Orwell Astronomical Society (Ipswich)
Spectroscopic Observations, 09 January - 13 November 2013
In early 2013, two members of OASI began experimenting with spectroscopy, using very different techniques.
During 2012, I arranged with Bob Marriott, director of the BAA Instruments and Imaging section, to borrow an objective prism. In late 2012 Bob visited Ipswich and delivered the prism. As you can see from figure 1 below, it's a chunky piece of glass, 21 cm in diameter, 50 mm thick on one side and just a few mm on the other, presenting an angle of approximately 12°. It has a mount to facilitate attachment to a telescope and I’m keen to try it on the Tomline Refractor, although the precise method of attachment that will be required is not obvious at present!
I obtained my first spectra with the prism on 09 January 2013. I used my 11 cm F/5 Newtonian standing on end pointing to the zenith with the prism resting over the top of the tube (figure 2). The telescope was unguided to allow the stars to trail and form wide spectra. (The field of view is about 2.3x1.5°.) I used a Canon 550 DSLR to record the spectra. It proved difficult to focus the optical system, and I don’t know at this stage from which stars I captured spectra (!) but the system clearly has potential. The spectra are about 5 mm long, i.e. ~1/100th the focal length of the telescope. So on the Tomline Refractor, I would expect to produce spectra about 40 mm long; this is much bigger than the DSLR sensor but does promise good resolution for bright stars. Two spectra are shown below (figures 3 and 4). Hβ and Hγ lines may be seen in blue light in the single spectrum. However, the DSLR has a standard sensor/filter combination and doesn’t record red strongly and so the Hα line is not visible.
Two days later, I re-mounted the 11 cm refractor on my main instrument, enabling it to be directed at known stars. I attached the prism with the wedge pointing north and used the instrument without tracking to allow the resulting spectra to trail to aid visibility of spectral lines. I recorded spectra this way of four well-known bright stars of the winter constellations, Castor, Pollux, Betelgeuse and Capella. The spectra are shown in figure 5 side by side to illustrate similarities and differences. Recall the spectral sequence of stars, OBAFGKM, spanning from the hottest, blue class O to the coolest, red class M. Castor is a class A star and clearly shows the three main hydrogen lines, Hα in the far red and Hβ and Hγ in the blue. Pollux, class K0, and Capella, G8, are very close in spectral classification. Betelgeuse, class M2, is quite different being at the opposite end of the spectral sequence.
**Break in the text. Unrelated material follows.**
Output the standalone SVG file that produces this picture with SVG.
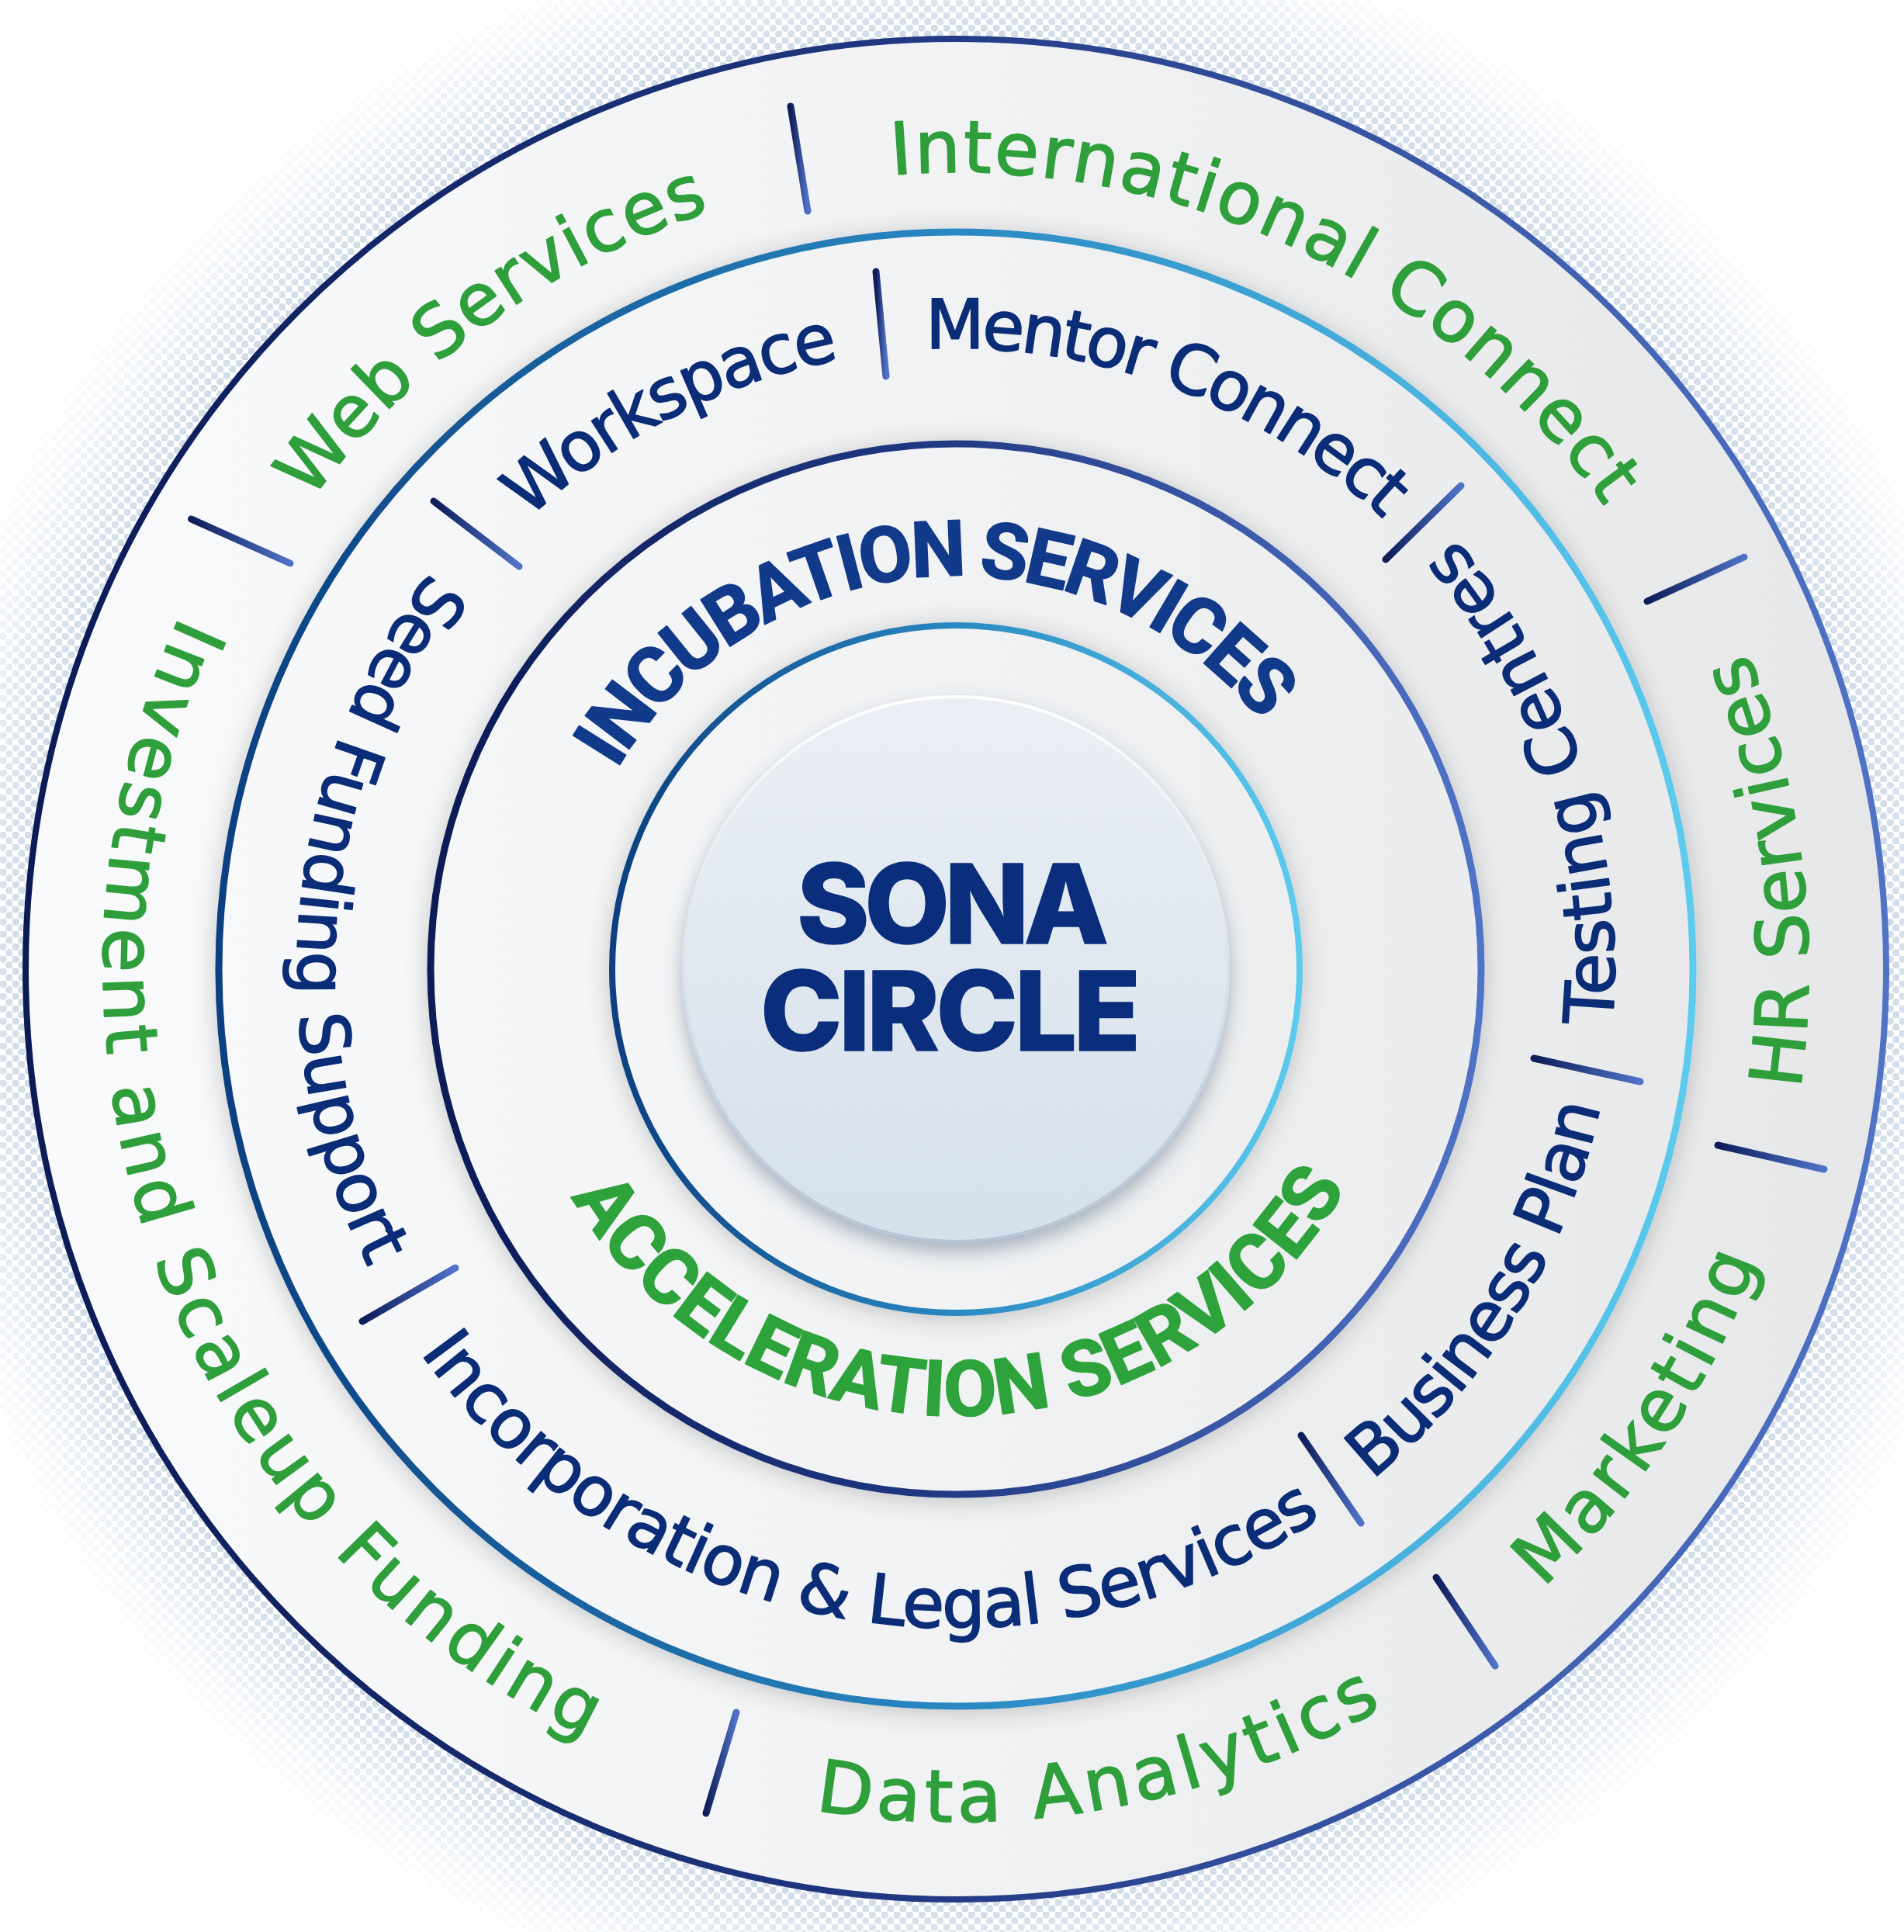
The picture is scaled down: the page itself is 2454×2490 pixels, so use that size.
<svg xmlns="http://www.w3.org/2000/svg" width="2454" height="2490" viewBox="0 0 2454 2490">
<style>
.lbl{font-family:"DejaVu Sans","Open Sans","Liberation Sans",sans-serif;font-weight:400;stroke-width:1.8;stroke-linejoin:round}
.g{fill:#2f9f3c;stroke:#2f9f3c;font-size:93px}
.b{fill:#0b2c77;stroke:#0b2c77;font-size:88px}
.bold{font-family:Roboto,Inter,"Liberation Sans",sans-serif;font-weight:700;font-size:100px;stroke-width:1.6;stroke-linejoin:round}
.inc{fill:#123a8a;stroke:#123a8a}
.acc{fill:#2ea33c;stroke:#2ea33c}
.sep{stroke:url(#sepGrad);stroke-width:9;stroke-linecap:round;fill:none}
.core{font-family:Inter,"Open Sans","Liberation Sans",sans-serif;font-weight:800;font-size:142px;fill:#0a2e7b;stroke:#0a2e7b;stroke-width:1.5;stroke-linejoin:round}
</style>
<defs>
<pattern id="dots" patternUnits="userSpaceOnUse" width="16" height="16">
<circle cx="4" cy="4" r="5" fill="#d0dbe7"/>
<circle cx="12" cy="12" r="5" fill="#d0dbe7"/>
</pattern>
<radialGradient id="haloGrad" gradientUnits="userSpaceOnUse" cx="1232" cy="1249" r="1380">
<stop offset="0" stop-color="#000"/>
<stop offset="0.865" stop-color="#000"/>
<stop offset="0.87" stop-color="#fff"/>
<stop offset="0.915" stop-color="#9a9a9a"/>
<stop offset="0.96" stop-color="#3a3a3a"/>
<stop offset="1" stop-color="#000"/>
</radialGradient>
<mask id="haloMask" maskUnits="userSpaceOnUse" x="0" y="0" width="2454" height="2490">
<rect width="2454" height="2490" fill="url(#haloGrad)"/>
</mask>
<linearGradient id="bandGrad" gradientUnits="userSpaceOnUse" x1="30" y1="0" x2="2434" y2="0">
<stop offset="0" stop-color="#f9fafb"/>
<stop offset="0.5" stop-color="#f1f2f3"/>
<stop offset="1" stop-color="#e6e7e8"/>
</linearGradient>
<linearGradient id="navyGrad" x1="0" y1="0" x2="1" y2="0">
<stop offset="0" stop-color="#0c1a55"/>
<stop offset="0.45" stop-color="#1f3680"/>
<stop offset="1" stop-color="#5073c6"/>
</linearGradient>
<linearGradient id="tealGrad" x1="0" y1="0" x2="1" y2="0">
<stop offset="0" stop-color="#0b3f80"/>
<stop offset="0.5" stop-color="#2a88c2"/>
<stop offset="1" stop-color="#5ccbee"/>
</linearGradient>
<linearGradient id="sepGrad" x1="0" y1="0" x2="1" y2="0">
<stop offset="0" stop-color="#0e1c58"/>
<stop offset="1" stop-color="#5073c8"/>
</linearGradient>
<linearGradient id="coreFill" x1="0" y1="0" x2="0" y2="1">
<stop offset="0" stop-color="#ebeff5"/>
<stop offset="1" stop-color="#d5e0eb"/>
</linearGradient>
<linearGradient id="coreEdge" x1="0" y1="0" x2="0" y2="1">
<stop offset="0" stop-color="#ffffff"/>
<stop offset="1" stop-color="#b6c5d6"/>
</linearGradient>
<filter id="sh" x="-15%" y="-15%" width="130%" height="130%">
<feGaussianBlur in="SourceAlpha" stdDeviation="16"/>
<feOffset dy="4"/>
<feComponentTransfer><feFuncA type="linear" slope="0.2"/></feComponentTransfer>
<feMerge><feMergeNode/><feMergeNode in="SourceGraphic"/></feMerge>
</filter>
<filter id="coreSh" x="-20%" y="-20%" width="140%" height="140%">
<feDropShadow dx="0" dy="12" stdDeviation="12" flood-color="#4f6480" flood-opacity="0.45"/>
</filter>
<path id="p-web" d="M401.1,645.3 A1027,1027 0 0 1 914.6,272.3"/>
<path id="p-intl" d="M1149.6,225.3 A1027,1027 0 0 1 2068.1,652.6"/>
<path id="p-hr" d="M2320.0,1403.8 A1099,1099 0 0 0 2252.4,840.9"/>
<path id="p-mkt" d="M1988.5,2046.2 A1099,1099 0 0 0 2264.7,1624.9"/>
<path id="p-data" d="M1050.6,2332.9 A1099,1099 0 0 0 1781.5,2200.8"/>
<path id="p-inv" d="M232.0,793.3 A1099,1099 0 0 0 755.4,2239.3"/>
<path id="p-work" d="M681.3,668.7 A800,800 0 0 1 1082.1,463.2"/>
<path id="p-mentor" d="M1192.9,450.0 A800,800 0 0 1 1782.7,668.7"/>
<path id="p-test" d="M2077.9,1321.5 A849,849 0 0 0 1874.7,694.2"/>
<path id="p-biz" d="M1768.2,1907.2 A849,849 0 0 0 2062.5,1425.5"/>
<path id="p-legal" d="M541.7,1743.2 A849,849 0 0 0 1703.1,1955.3"/>
<path id="p-seed" d="M554.9,736.9 A849,849 0 0 0 474.9,1633.1"/>
<path id="p-inc" d="M795.2,991.7 A507,507 0 0 1 1626.0,929.9"/>
<path id="p-acc" d="M736.2,1542.2 A576,576 0 0 0 1734.3,1530.9"/>
</defs>

<rect width="2454" height="2490" fill="#ffffff"/>
<rect width="2454" height="2490" fill="url(#dots)" mask="url(#haloMask)"/>

<g id="ring-outer">
<circle cx="1232" cy="1249" r="1199" fill="url(#bandGrad)" stroke="url(#navyGrad)" stroke-width="8"/>
</g>
<g id="ring-second">
<circle cx="1232" cy="1249" r="950" fill="url(#bandGrad)" stroke="url(#tealGrad)" stroke-width="9" filter="url(#sh)"/>
</g>
<g id="ring-third">
<circle cx="1232" cy="1249" r="677" fill="url(#bandGrad)" stroke="url(#navyGrad)" stroke-width="9" filter="url(#sh)"/>
</g>
<g id="ring-fourth">
<circle cx="1232" cy="1249" r="443" fill="url(#bandGrad)" stroke="url(#tealGrad)" stroke-width="8" filter="url(#sh)"/>
</g>
<g id="core">
<circle cx="1232" cy="1249" r="351" fill="url(#coreFill)" stroke="url(#coreEdge)" stroke-width="4" filter="url(#coreSh)"/>
<text class="core" x="1228" y="1216" text-anchor="middle" textLength="402" lengthAdjust="spacing">SONA</text>
<text class="core" x="1225" y="1354" text-anchor="middle" textLength="490" lengthAdjust="spacing">CIRCLE</text>
</g>

<g id="connectors">
<line class="sep" x1="1019" y1="137" x2="1041" y2="272"/>
<line class="sep" x1="2248" y1="718" x2="2123" y2="775"/>
<line class="sep" x1="2214" y1="1476" x2="2351" y2="1507"/>
<line class="sep" x1="1851" y1="2033" x2="1927" y2="2147"/>
<line class="sep" x1="949" y1="2207" x2="910" y2="2337"/>
<line class="sep" x1="246.5" y1="669" x2="374" y2="726"/>
<line class="sep" x1="1129" y1="350" x2="1142" y2="485"/>
<line class="sep" x1="1883" y1="626" x2="1786" y2="721"/>
<line class="sep" x1="1977" y1="1364" x2="2114" y2="1394"/>
<line class="sep" x1="1677" y1="1850" x2="1754" y2="1963"/>
<line class="sep" x1="467" y1="1703" x2="587" y2="1634"/>
<line class="sep" x1="559" y1="646" x2="669" y2="730"/>
</g>

<g id="label-incubation"><text class="bold inc"><textPath href="#p-inc" textLength="977.8" lengthAdjust="spacing">INCUBATION SERVICES</textPath></text></g>
<g id="label-acceleration"><text class="bold acc"><textPath href="#p-acc" textLength="1207.4" lengthAdjust="spacing">ACCELERATION SERVICES</textPath></text></g>

<g id="label-workspace"><text class="lbl b"><textPath href="#p-work" textLength="456.6" lengthAdjust="spacing">Workspace</textPath></text></g>
<g id="label-mentor"><text class="lbl b"><textPath href="#p-mentor" textLength="646.5" lengthAdjust="spacing">Mentor Connect</textPath></text></g>
<g id="label-testing"><text class="lbl b"><textPath href="#p-test" textLength="677.2" lengthAdjust="spacing">Testing Centres</textPath></text></g>
<g id="label-business"><text class="lbl b"><textPath href="#p-biz" textLength="574.9" lengthAdjust="spacing">Business Plan</textPath></text></g>
<g id="label-legal"><text class="lbl b"><textPath href="#p-legal" textLength="1305.5" lengthAdjust="spacing">Incorporation &amp; Legal Services</textPath></text></g>
<g id="label-seed"><text class="lbl b"><textPath href="#p-seed" textLength="948.4" lengthAdjust="spacing">Seed Funding Support</textPath></text></g>

<g id="label-web"><text class="lbl g"><textPath href="#p-web" textLength="645.3" lengthAdjust="spacing">Web Services</textPath></text></g>
<g id="label-intl"><text class="lbl g"><textPath href="#p-intl" textLength="1059.3" lengthAdjust="spacing">International Connect</textPath></text></g>
<g id="label-hr"><text class="lbl g"><textPath href="#p-hr" textLength="573.5" lengthAdjust="spacing">HR Services</textPath></text></g>
<g id="label-marketing"><text class="lbl g"><textPath href="#p-mkt" textLength="508.3" lengthAdjust="spacing">Marketing</textPath></text></g>
<g id="label-data"><text class="lbl g"><textPath href="#p-data" textLength="757.7" lengthAdjust="spacing">Data Analytics</textPath></text></g>
<g id="label-investment"><text class="lbl g"><textPath href="#p-inv" textLength="1703.3" lengthAdjust="spacing">Investment and Scaleup Funding</textPath></text></g>
</svg>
It’s early days yet with the objective prism, but getting such interesting results with modest equipment is very encouraging. There are many areas of investigation to pursue. It’s already clear that there are many factors involved in obtaining spectra. Collimation and focus are just as important as in imaging. The type of detector used determines how much of the spectrum is seen. The unmodified Canon 550 DSLR cuts off just beyond Hα in the red: it will be interesting to compare with a CCD having a better red response. Spectra through the Tomline refractor should have approximately six times the resolution of those discussed here, and will be larger than CCD or even DSLR chips; this will necessitate stitching together several images of part-spectra.
Some spectra taken in late summer 2013 are shown in the OASI observations of Nova Delphini (V339 Del). There are also two later examples below:
Diagonally opposite one another in Orion, Betelgeuse and Rigel are very different in their nature and spectral characteristics. Betelgeuse is a red supergiant with a low surface temperature (3500 K) and hence red appearance (both visually and spectrally), while Rigel, a triple star, has a much higher temperature (12,000 K) and hence an enhanced blue end of the spectrum. Betelgeuse is spectral class M2 and Rigel class B8.
The following image illustrates the differences in spectra of the two stars. I obtained the spectra at 20:30 UT on 27 January 2013 from my home in Felixstowe, using a 120 mm, f7.5 refractor with a 100 lines/mm Star Analyser diffraction grating placed 50 mm in front of the sensor of a Philips SPC900NC webcam.
The images above appear to show significant differences between the two techniques. The grating has an almost linear response to wavelength whereas the prism has much higher dispersion in the blue than in the red. The result is that the blue end of the prism spectrum is much longer than the red end whereas the spectrum produced by the diffraction grating is more uniform. There is also an effect due to the greater spectral range of the webcam compared to the DSLR; the latter cuts off above about 670 nm.
There is a suspicion that bands produced by atmospheric oxygen may be visible in the far red end of diffraction grating spectrum of Rigel. At the present time, this remains a topic for further investigation.